►

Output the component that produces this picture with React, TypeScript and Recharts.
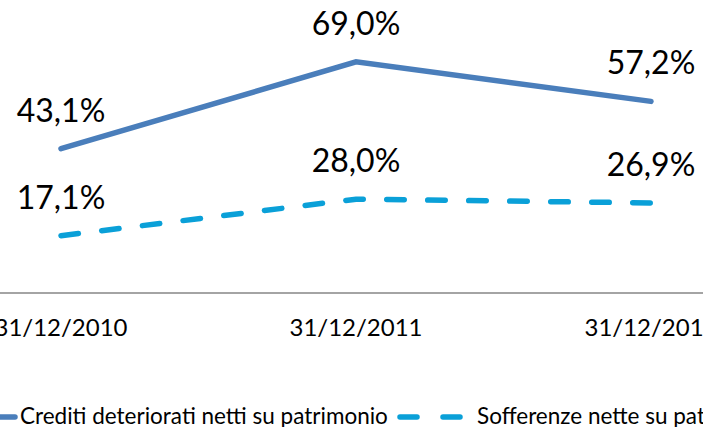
import { LabelList, Legend, Line, LineChart, XAxis, YAxis } from "recharts";

const dates = ["31/12/2010", "31/12/2011", "31/12/2012"];
const creditiDeteriorati = [43.1, 69.0, 57.2];
const sofferenzeNette = [17.1, 28.0, 26.9];

const seriesNames = [
  "Crediti deteriorati netti su patrimonio",
  "Sofferenze nette su patrimonio",
];

const data = dates.map((date, i) => ({
  date,
  crediti: creditiDeteriorati[i],
  sofferenze: sofferenzeNette[i],
}));

const FONT = "Lato, 'Open Sans', sans-serif";
const BLUE = "#4a7ebb";
const CYAN = "#0aa0d8";
const DASH = "17.5 23.5";

const pct = (v: unknown) => `${Number(v).toFixed(1).replace(".", ",")}%`;

// legend drawn by hand: it is wider than the visible area, cut on both sides
const renderLegend = () => (
  <div style={{ position: "relative", height: 32, fontFamily: FONT, fontSize: 22.5, color: "#000" }}>
    <svg width={42} height={10} style={{ position: "absolute", left: -22, top: 9 }}>
      <line x1={3} y1={5} x2={37} y2={5} stroke={BLUE} strokeWidth={5.5} strokeLinecap="round" />
    </svg>
    <span style={{ position: "absolute", left: 20, top: -1, whiteSpace: "nowrap" }}>{seriesNames[0]}</span>
    <svg width={68} height={10} style={{ position: "absolute", left: 397, top: 9 }}>
      <line
        x1={3}
        y1={5}
        x2={65}
        y2={5}
        stroke={CYAN}
        strokeWidth={5.5}
        strokeLinecap="round"
        strokeDasharray="17 26"
      />
    </svg>
    <span style={{ position: "absolute", left: 477, top: -1, whiteSpace: "nowrap" }}>{seriesNames[1]}</span>
  </div>
);

export default function App() {
  return (
    <div
      style={{
        position: "absolute",
        left: 0,
        top: 0,
        width: 703,
        height: 427,
        overflow: "hidden",
        background: "#fff",
      }}
    >
      <LineChart width={703} height={427} data={data} margin={{ top: 25, right: 0, bottom: 104, left: 0 }}>
        <XAxis
          dataKey="date"
          padding={{ left: 61, right: 52 }}
          interval={0}
          tickLine={false}
          tickSize={0}
          tickMargin={26}
          axisLine={{ stroke: "#868686", strokeWidth: 1.5 }}
          tick={{ fontFamily: FONT, fontSize: 24, fill: "#000" }}
        />
        <YAxis hide domain={[0, 80]} />
        <Legend
          content={renderLegend}
          layout="horizontal"
          align="center"
          verticalAlign="middle"
          wrapperStyle={{ left: 0, top: 403, width: 900 }}
        />
        <Line
          dataKey="crediti"
          name={seriesNames[0]}
          stroke={BLUE}
          strokeWidth={5.5}
          strokeLinecap="round"
          dot={false}
          activeDot={false}
          isAnimationActive={false}
        >
          <LabelList
            dataKey="crediti"
            position="top"
            offset={27}
            formatter={pct}
            style={{ fontFamily: FONT, fontSize: 32, fill: "#000" }}
          />
        </Line>
        <Line
          dataKey="sofferenze"
          name={seriesNames[1]}
          stroke={CYAN}
          strokeWidth={5.5}
          strokeLinecap="round"
          strokeDasharray={DASH}
          dot={false}
          activeDot={false}
          isAnimationActive={false}
        >
          <LabelList
            dataKey="sofferenze"
            position="top"
            offset={27}
            formatter={pct}
            style={{ fontFamily: FONT, fontSize: 32, fill: "#000" }}
          />
        </Line>
      </LineChart>
    </div>
  );
}
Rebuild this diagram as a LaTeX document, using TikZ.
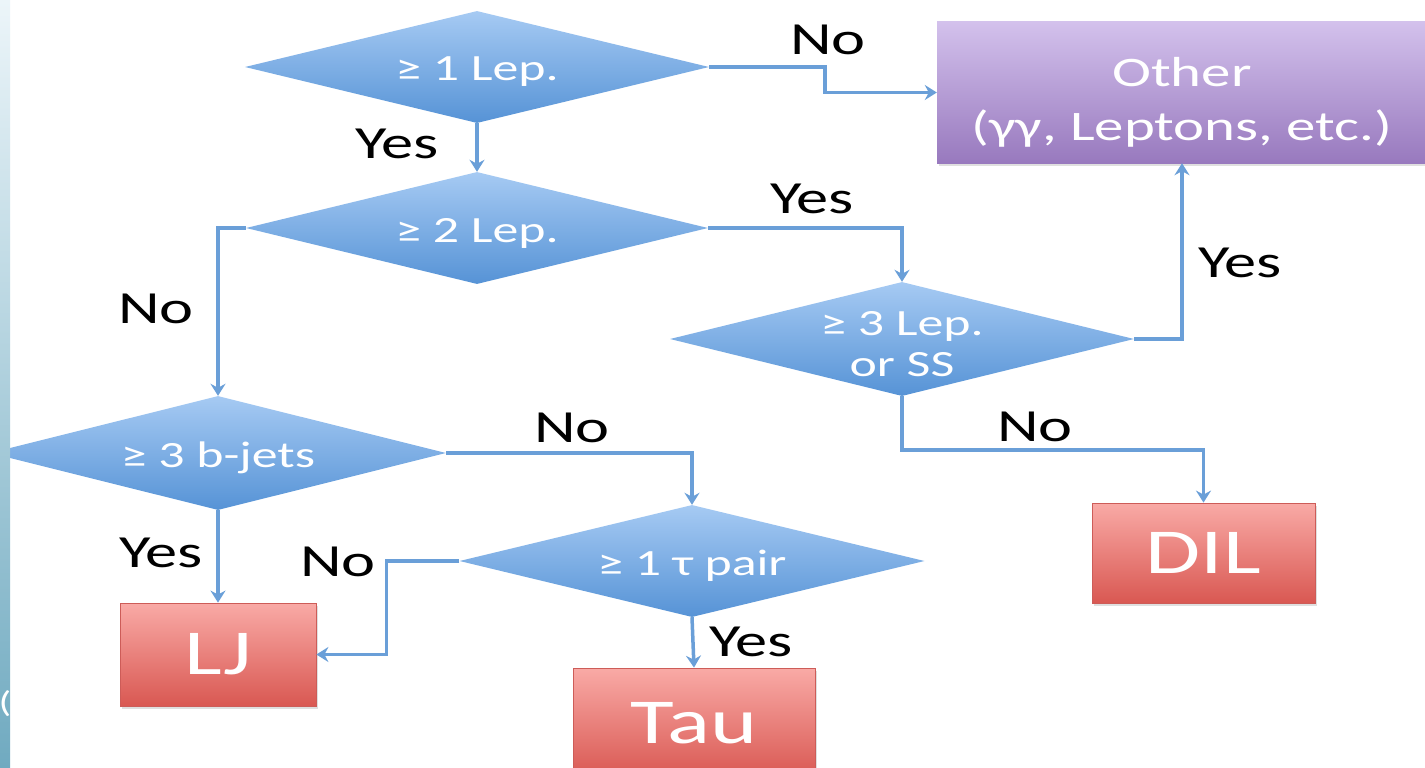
\documentclass[tikz,border=0pt]{standalone}
\usepackage{fontspec}
\setmainfont{Carlito}[FakeStretch=1.4]
\usetikzlibrary{shapes.geometric,arrows.meta,shadows}
\definecolor{linecol}{RGB}{106,159,216}
\definecolor{dtop}{RGB}{166,202,243}
\definecolor{dbot}{RGB}{86,147,214}
\definecolor{rtop}{RGB}{249,170,166}
\definecolor{rbot}{RGB}{217,88,82}
\definecolor{rbord}{RGB}{205,92,88}
\definecolor{ptop}{RGB}{211,193,236}
\definecolor{pbot}{RGB}{152,121,190}
\definecolor{stop}{RGB}{236,245,249}
\definecolor{sbot}{RGB}{112,170,192}
\tikzset{
  dec/.style={diamond, minimum width=#1, minimum height=112pt, inner sep=0pt,
    top color=dtop, bottom color=dbot, draw=none},
  dtext/.style={text=white, font=\fontsize{37}{41}\selectfont, align=center, yshift=-5pt},
  endbox/.style={rectangle, inner sep=0pt, top color=rtop, bottom color=rbot,
    draw=rbord, line width=0.8pt, text=white, font=\fontsize{64}{68}\selectfont,
    drop shadow={opacity=0.25, shadow xshift=2pt, shadow yshift=-3pt}},
  otherbox/.style={rectangle, inner sep=0pt, top color=ptop, bottom color=pbot,
    draw=none,
    drop shadow={opacity=0.25, shadow xshift=2pt, shadow yshift=-3pt}},
  othertext/.style={text=white, font=\fontsize{42}{54}\selectfont, align=center, yshift=-10pt},
  lab/.style={text=black, font=\fontsize{46}{50}\selectfont, inner sep=0pt},
  conn/.style={draw=linecol, line width=3.5pt,
    -{Stealth[length=12pt,width=15pt,inset=4pt]}},
}
\begin{document}
\begin{tikzpicture}[x=1pt,y=-1pt]
\useasboundingbox (0,0) rectangle (1425,768);
\clip (0,0) rectangle (1425,768);
\fill[white] (0,0) rectangle (1425,768);

% decisions
\node[dec=464pt, label={[dtext]center:{≥ 1 Lep.}}] (d1) at (477,67) {};
\node[dec=462pt, label={[dtext]center:{≥ 2 Lep.}}] (d2) at (477,228) {};
\node[dec=464pt, minimum height=114pt, label={[dtext]center:{≥ 3 Lep.\\or SS}}] (d3) at (902,339) {};
\node[dec=456pt, minimum height=114pt, label={[dtext]center:{≥ 3 b-jets}}] (d4) at (218,453) {};
\node[dec=465pt, label={[dtext]center:{≥ 1 τ pair}}] (d5) at (692,561) {};

% outcomes
\node[otherbox, minimum width=490pt, minimum height=141pt,
  label={[othertext]center:{Other\\(γγ, Leptons, etc.)}}] (other) at (1182,92.5) {};
\node[endbox, minimum width=196pt, minimum height=103pt] (lj) at (218,654.5) {\raisebox{-2pt}{LJ}};
\node[endbox, minimum width=242pt, minimum height=110pt] (tau) at (694,723) {Tau};
\node[endbox, minimum width=223pt, minimum height=100pt] (dil) at (1203.5,553) {\raisebox{-6pt}{DIL}};

% connectors
\draw[conn] (d1.east) -- ++(116,0) |- (other.west);
\draw[conn] (d1.south) -- (d2.north);
\draw[conn] (d2.east) -| (d3.north);
\draw[conn] (d2.west) -| (d4.north);
\draw[conn] (d3.east) -| (other.south);
\draw[conn] (d3.south) -- ++(0,54) -| (dil.north);
\draw[conn] (d4.east) -| (d5.north);
\draw[conn] (d4.south) -- (lj.north);
\draw[conn] (d5.west) -- ++(-73,0) |- (lj.east);
\draw[conn] (d5.south) -- (tau.north);

% labels
\node[lab] (l1) at (828,40) {No};
\node[lab] (l2) at (397,144) {Yes};
\node[lab] (l3) at (812,199) {Yes};
\node[lab] (l4) at (156,309) {No};
\node[lab] (l5) at (1240,263) {Yes};
\node[lab] (l6) at (1035,427) {No};
\node[lab] (l7) at (572,428) {No};
\node[lab] (l8) at (161,553) {Yes};
\node[lab] (l9) at (338,562) {No};
\node[lab] (l10) at (751,642) {Yes};

% left edge strip
\shade[top color=stop, bottom color=sbot] (0,0) rectangle (10,768);
\node[text=white, font=\fontsize{30}{32}\selectfont, inner sep=0pt] (paren) at (5,704) {(};
\end{tikzpicture}
\end{document}
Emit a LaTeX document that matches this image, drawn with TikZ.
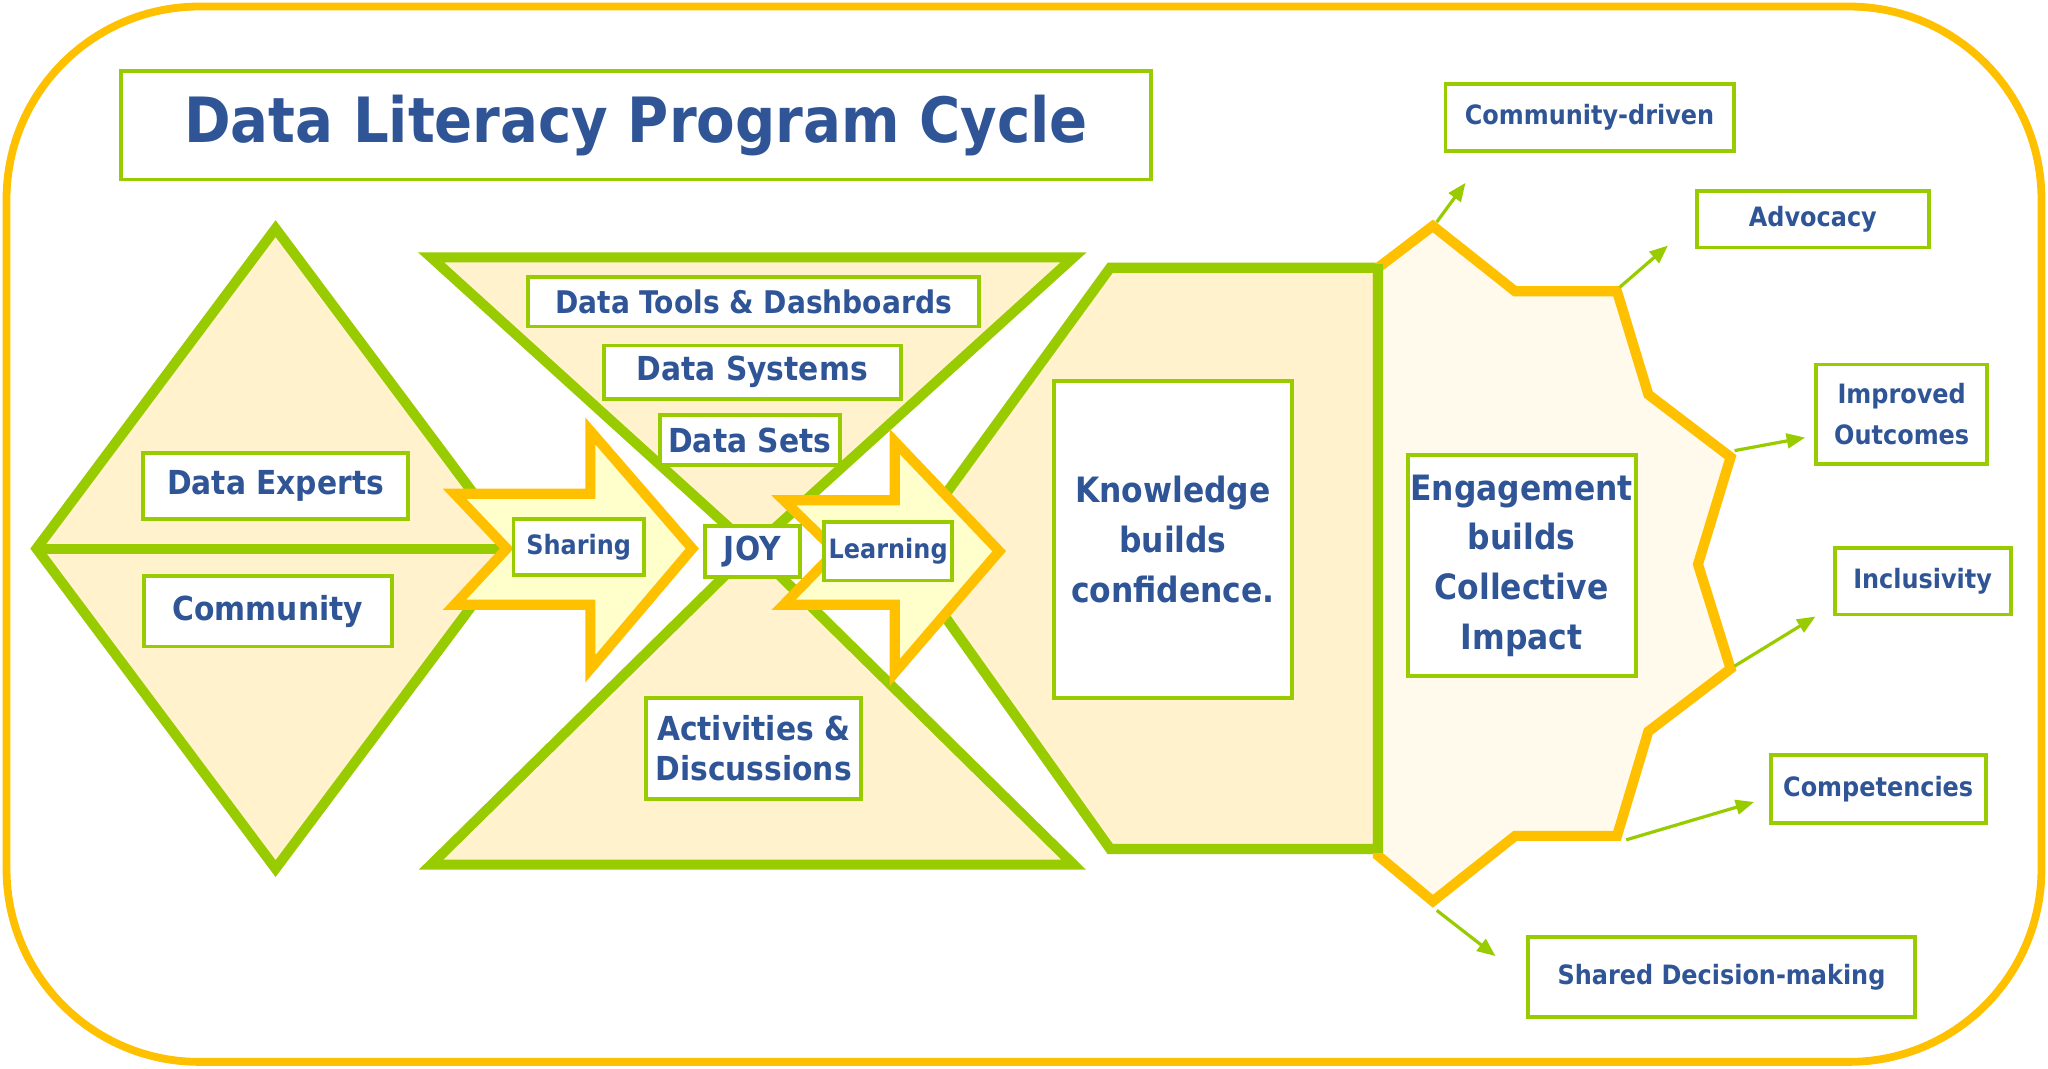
\documentclass[tikz,border=0pt]{standalone}
\usepackage{fontspec}
\setmainfont{DejaVu Sans Condensed}
\usetikzlibrary{arrows.meta}
\definecolor{gr}{HTML}{99CC00}
\definecolor{og}{HTML}{FFC000}
\definecolor{bg}{HTML}{FFF2CC}
\definecolor{ly}{HTML}{FFFFCC}
\definecolor{tb}{HTML}{2F5597}
\tikzset{
 box/.style={draw=gr,line width=4.2pt,fill=white,text=tb,font=\bfseries\fontsize{36}{44}\selectfont,align=center,inner sep=0pt},
 sbox/.style={box,font=\bfseries\fontsize{29}{40}\selectfont},
 shp/.style={draw=gr,line width=11pt,fill=bg,line join=miter},
 arr/.style={draw=og,line width=11pt,fill=ly,line join=miter},
 con/.style={draw=gr,line width=3.5pt,-{Triangle[length=20pt,width=16pt]}}
}
\begin{document}
\begin{tikzpicture}[x=0.05cm,y=-0.05cm]
\useasboundingbox (0,0) rectangle (1568,818);
\draw[og,line width=8.5pt,rounded corners=210] (5,5) rectangle (1563,813);
\node[box,minimum width=790*1.42pt,minimum height=83*1.42pt,font=\bfseries\fontsize{68}{80}\selectfont] (title) at (487,96) {Data Literacy Program Cycle};
% diamond
\draw[shp] (211,175) -- (394,420) -- (211,665) -- (28,420) -- cycle;
\draw[draw=gr,line width=11pt] (28,420) -- (394,420);
% hourglass
\draw[shp] (330,197) -- (822,197) -- (576,420) -- cycle;
\draw[shp] (330,662) -- (822,662) -- (576,420) -- cycle;
% knowledge shape
\draw[shp] (850,205) -- (1055,205) -- (1055,650) -- (850,650) -- (690,425) -- cycle;
% engagement shape
\draw[draw=og,line width=11pt,fill=bg!40,line join=miter] (1055,205) -- (1097,173) -- (1160,223) -- (1238,223) -- (1262,302) -- (1325,350) -- (1300,432) -- (1325,512) -- (1262,560) -- (1238,640) -- (1160,640) -- (1097,690) -- (1055,655) -- cycle;
\draw[draw=gr,line width=11pt] (1055,202) -- (1055,653);
% arrows
\draw[arr] (348,378) -- (452,378) -- (452,330) -- (530,420) -- (452,512) -- (452,463) -- (348,463) -- (388,420) -- cycle;
\draw[arr] (600,383) -- (685,383) -- (685,338) -- (765,422) -- (685,515) -- (685,463) -- (600,463) -- (640,422) -- cycle;
% boxes
\node[box,minimum width=203*1.42pt,minimum height=51*1.42pt] (de) at (211,372) {Data Experts};
\node[box,minimum width=190*1.42pt,minimum height=54*1.42pt] (co) at (205,468) {Community};
\node[box,minimum width=346*1.42pt,minimum height=38*1.42pt,font=\bfseries\fontsize{34}{40}\selectfont] (dt) at (577,231) {Data Tools \& Dashboards};
\node[box,minimum width=228*1.42pt,minimum height=41*1.42pt] (ds) at (576,285) {Data Systems};
\node[box,minimum width=138*1.42pt,minimum height=38*1.42pt] (dset) at (574,337) {Data Sets};
\node[box,minimum width=73*1.42pt,minimum height=39*1.42pt] (joy) at (576,422) {JOY};
\node[sbox,minimum width=100*1.42pt,minimum height=43*1.42pt] (sh) at (443,419) {Sharing};
\node[sbox,minimum width=98*1.42pt,minimum height=45*1.42pt] (le) at (680,422) {Learning};
\node[box,minimum width=165*1.42pt,minimum height=78*1.42pt] (ac) at (577,573) {Activities \&\\Discussions};
\node[box,minimum width=183*1.42pt,minimum height=243*1.42pt,font=\bfseries\fontsize{38}{54}\selectfont] (kn) at (898,413) {Knowledge\\builds\\confidence.};
\node[box,minimum width=175*1.42pt,minimum height=170*1.42pt,font=\bfseries\fontsize{38}{54}\selectfont] (en) at (1165,433) {Engagement\\builds\\Collective\\Impact};
\node[sbox,minimum width=221*1.42pt,minimum height=51*1.42pt] (r1) at (1217,90) {Community-driven};
\node[sbox,minimum width=178*1.42pt,minimum height=43*1.42pt] (r2) at (1388,168) {Advocacy};
\node[sbox,minimum width=131*1.42pt,minimum height=76*1.42pt,font=\bfseries\fontsize{29}{44}\selectfont] (r3) at (1456,317) {Improved\\Outcomes};
\node[sbox,minimum width=135*1.42pt,minimum height=51*1.42pt] (r4) at (1472,445) {Inclusivity};
\node[sbox,minimum width=165*1.42pt,minimum height=52*1.42pt] (r5) at (1438,604) {Competencies};
\node[sbox,minimum width=297*1.42pt,minimum height=61*1.42pt] (r6) at (1318,748) {Shared Decision-making};
% connectors
\coordinate (a1) at (1100,170); \coordinate (b1) at (1122,140);
\coordinate (a2) at (1240,220); \coordinate (b2) at (1277,188);
\coordinate (a3) at (1328,345); \coordinate (b3) at (1382,335);
\coordinate (a4) at (1328,510); \coordinate (b4) at (1390,472);
\coordinate (a5) at (1245,643); \coordinate (b5) at (1343,614);
\coordinate (a6) at (1100,697); \coordinate (b6) at (1145,732);
\foreach \i in {1,...,6} {\draw[con] (a\i) -- (b\i);}
\end{tikzpicture}
\end{document}
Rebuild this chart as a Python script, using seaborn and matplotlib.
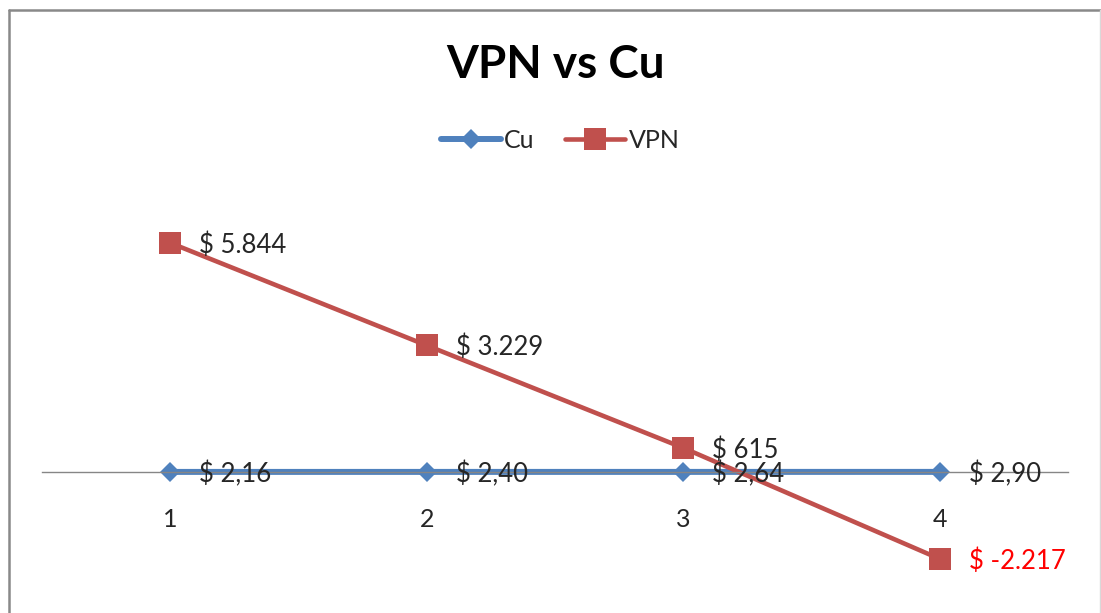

◄

AIM OF THE TASK: Report only the count of lines that include the string "using".

RESULT FOR THIS EXERCISE: 2